或许可以这样理解:为了讲述一个动人的故事,影片在一定程度上选择了舍弃深刻性。比如,女主人公为了孩子,回归到家暴丈夫身边,此处的抉择之难、内心之苦,几乎没有呈现。比如,片中女律师听了女主人公简要诉说家暴遭遇后,突然站到后者身边。因交代力度不够,使这个本可与女主形成“互文”的女性,内心显得苍白、模糊——和《不止不休》里男主的女友一样,几乎成了工具人。
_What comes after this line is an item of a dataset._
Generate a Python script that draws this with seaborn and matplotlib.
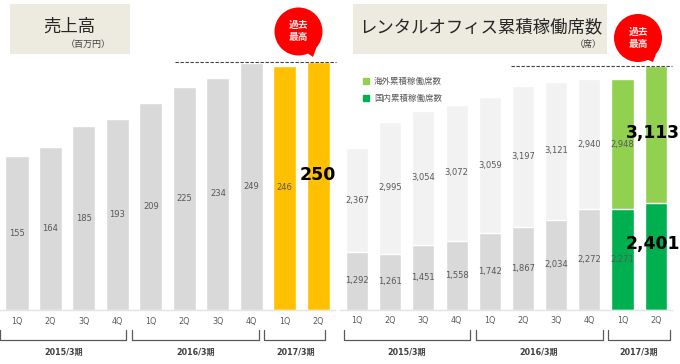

另外,关于家暴的法律探讨,只是表现出一种“无奈”。而就连这“无奈”,观众也被中年男律师的插科打诨溅了一身“油”……


总而言之,《我经过风暴》确实讲了一个好故事。但如果可以挖掘得更深,观众的观影感受也必能触达心灵更深处。


视角不同带来人物差异


在《我经过风暴》中,饰演女主徐敏的佟丽娅贡献了精彩的演技。


要讲好这个故事,重要的戏份大多在于女主。例如,为了不出现直接的暴力画面,以免引起不适和反感,影片用了许多手法,如场景渲染、声音烘托。
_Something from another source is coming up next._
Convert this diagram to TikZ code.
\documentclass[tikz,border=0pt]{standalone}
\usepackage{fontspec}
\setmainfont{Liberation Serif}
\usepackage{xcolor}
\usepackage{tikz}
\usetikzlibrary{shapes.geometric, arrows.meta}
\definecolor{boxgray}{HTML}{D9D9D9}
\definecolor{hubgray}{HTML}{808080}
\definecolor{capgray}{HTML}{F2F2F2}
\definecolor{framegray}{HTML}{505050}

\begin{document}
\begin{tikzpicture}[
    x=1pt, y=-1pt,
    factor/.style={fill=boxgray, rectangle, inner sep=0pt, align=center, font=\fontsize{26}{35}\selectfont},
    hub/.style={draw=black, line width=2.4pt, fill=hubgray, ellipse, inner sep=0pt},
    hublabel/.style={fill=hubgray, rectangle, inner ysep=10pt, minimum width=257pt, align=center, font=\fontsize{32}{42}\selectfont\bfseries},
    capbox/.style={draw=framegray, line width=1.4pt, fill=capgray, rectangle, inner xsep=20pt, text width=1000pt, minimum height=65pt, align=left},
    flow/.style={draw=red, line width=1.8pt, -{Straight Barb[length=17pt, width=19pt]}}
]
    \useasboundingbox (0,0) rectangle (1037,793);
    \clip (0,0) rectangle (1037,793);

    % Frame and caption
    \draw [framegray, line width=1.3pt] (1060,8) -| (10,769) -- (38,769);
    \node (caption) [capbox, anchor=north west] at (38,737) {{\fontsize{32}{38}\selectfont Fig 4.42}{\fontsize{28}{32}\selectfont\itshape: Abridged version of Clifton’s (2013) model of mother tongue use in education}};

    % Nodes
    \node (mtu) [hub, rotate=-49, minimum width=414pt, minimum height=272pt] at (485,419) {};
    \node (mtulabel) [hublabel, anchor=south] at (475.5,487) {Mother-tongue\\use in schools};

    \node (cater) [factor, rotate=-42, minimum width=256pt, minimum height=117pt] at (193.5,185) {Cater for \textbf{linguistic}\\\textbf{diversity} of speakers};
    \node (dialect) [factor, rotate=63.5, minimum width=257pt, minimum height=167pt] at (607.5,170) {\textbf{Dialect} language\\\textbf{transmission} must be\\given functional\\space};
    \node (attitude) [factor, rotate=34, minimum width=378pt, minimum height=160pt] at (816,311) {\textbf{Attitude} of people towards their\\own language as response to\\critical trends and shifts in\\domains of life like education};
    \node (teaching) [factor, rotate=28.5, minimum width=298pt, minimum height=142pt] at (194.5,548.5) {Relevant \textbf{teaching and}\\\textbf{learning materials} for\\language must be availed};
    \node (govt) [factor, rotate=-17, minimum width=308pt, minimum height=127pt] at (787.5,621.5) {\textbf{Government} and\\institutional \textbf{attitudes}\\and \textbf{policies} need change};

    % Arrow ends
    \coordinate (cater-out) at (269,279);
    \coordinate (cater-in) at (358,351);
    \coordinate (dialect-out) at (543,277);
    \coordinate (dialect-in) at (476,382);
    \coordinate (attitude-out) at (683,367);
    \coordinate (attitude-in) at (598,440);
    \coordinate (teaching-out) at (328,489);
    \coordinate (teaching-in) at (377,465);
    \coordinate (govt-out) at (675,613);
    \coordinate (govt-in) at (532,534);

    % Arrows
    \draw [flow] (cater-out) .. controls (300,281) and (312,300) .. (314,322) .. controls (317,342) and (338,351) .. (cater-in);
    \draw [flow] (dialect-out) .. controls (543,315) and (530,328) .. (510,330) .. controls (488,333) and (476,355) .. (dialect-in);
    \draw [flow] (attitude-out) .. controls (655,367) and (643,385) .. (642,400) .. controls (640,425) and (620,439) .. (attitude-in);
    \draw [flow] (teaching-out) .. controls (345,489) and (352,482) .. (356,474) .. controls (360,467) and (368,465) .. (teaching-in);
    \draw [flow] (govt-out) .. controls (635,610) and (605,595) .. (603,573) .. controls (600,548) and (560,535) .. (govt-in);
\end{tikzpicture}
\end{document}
而最出彩的则是女主情绪和状态转变:走进家门时的忐忑不安,看到丈夫即将诉诸暴力时的避无可避,每次遭遇暴力后的极力压抑和故作镇定,面对孩子时的不安和掩饰……佟丽娅的眼神有戏,肢体表现张弛有度,富有节奏感。


尤其是法庭陈述那场戏,许多人将其视作全片亮点。佟丽娅将一位长期活在“阴影”下的女性之麻木、绝望演绎得恰到好处。她的控诉,并不是一味宣泄,而是由浅入深、由慢及快,仿佛是从噩梦中缓缓苏醒,眼里有迷茫,亦有对未来的无望。她水波不兴的诉说,表达困惑,而非怨愤,一点点地揭开“伤疤”表皮,释放出痛感,让人了然,却无法释然。这一段,是影片的“题眼”——并非只是女主人公一人在说话,其背后站着的是整部电影。


和许多内地现实主义题材影片一样,《我经过风暴》所采用的是“他”视角。主人公徐敏,和法庭上的这幕一样,置于众多“他者”的目光之下,被注视、被假设、被评判。她的所有努力,都为博得他者的认同和理解。
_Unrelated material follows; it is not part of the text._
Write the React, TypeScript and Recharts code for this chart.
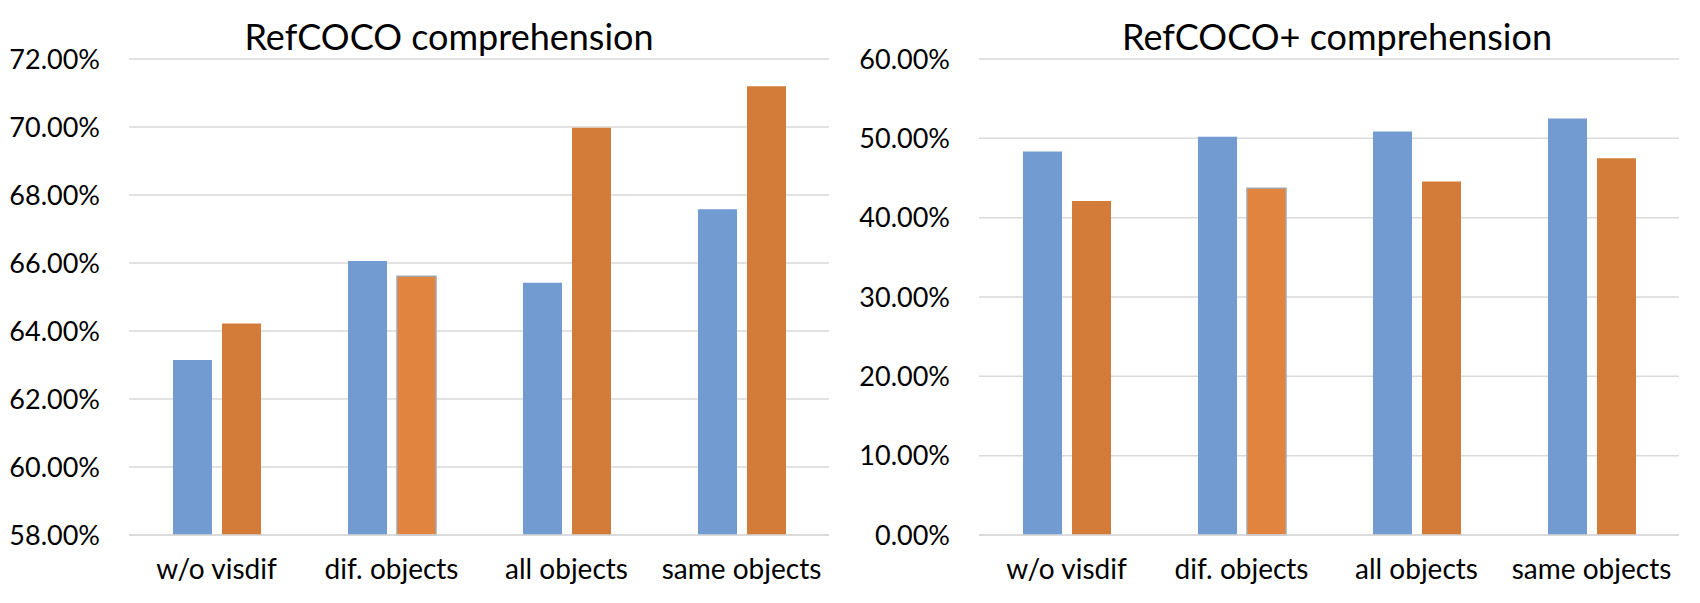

说到底,这就是完成别人目光下的“自己”。其结果,是让观者听了一个好故事,或受到一次情感洗礼,或同情、或愤慨、或感动,却难以代入进而感同身受。也就是说,剧中人与剧外人,并不是平等的关系。


现实主义题材影片中的女性有很多,她们因为“自”视角被记住。同样长期处于家暴中,印度电影《神秘巨星》里的伊希娅和母亲虽有无助和意难平,影片着力描写的却是她们独特的个性、隐秘的欢喜,并聚焦于她们自救的方式、抗争的决心。电影中的世界始终是她们眼里的那个世界,她们的面庞始终清晰。无论经历多少坎坷、成功与否,她们自身都不容置喙。


更令人难忘的,是印度电影《一个周四》里的亚米。这是一部关注印度强奸犯罪的影片,亚米是受害者之一,而对此,影片并未作正面交代。它尊重亚米的选择,随同她完成了复仇,过程让人惊诧,结局令人唏嘘,虽称不上圆满,但亚米始终站稳“大女主”的位置。观众也许会不认同她的做法,但绝对会认同她——这种“认同”,来自平视的共情,而非俯视的同情。


平视和俯视,正是“自”视角和“他”视角的重要区别所在。虽然听起来差别不大,却隔着千山万水。前者之下,人物是独立、鲜活的,只受命运的催逼和影响;后者之下,人物活在别人的目光里,他们复述生活,却并非来自于生活。


总体而言,《我经过风暴》当得起豆瓣7分。不过,由此观之,对内地现实主义题材电影而言,要走的路还很长。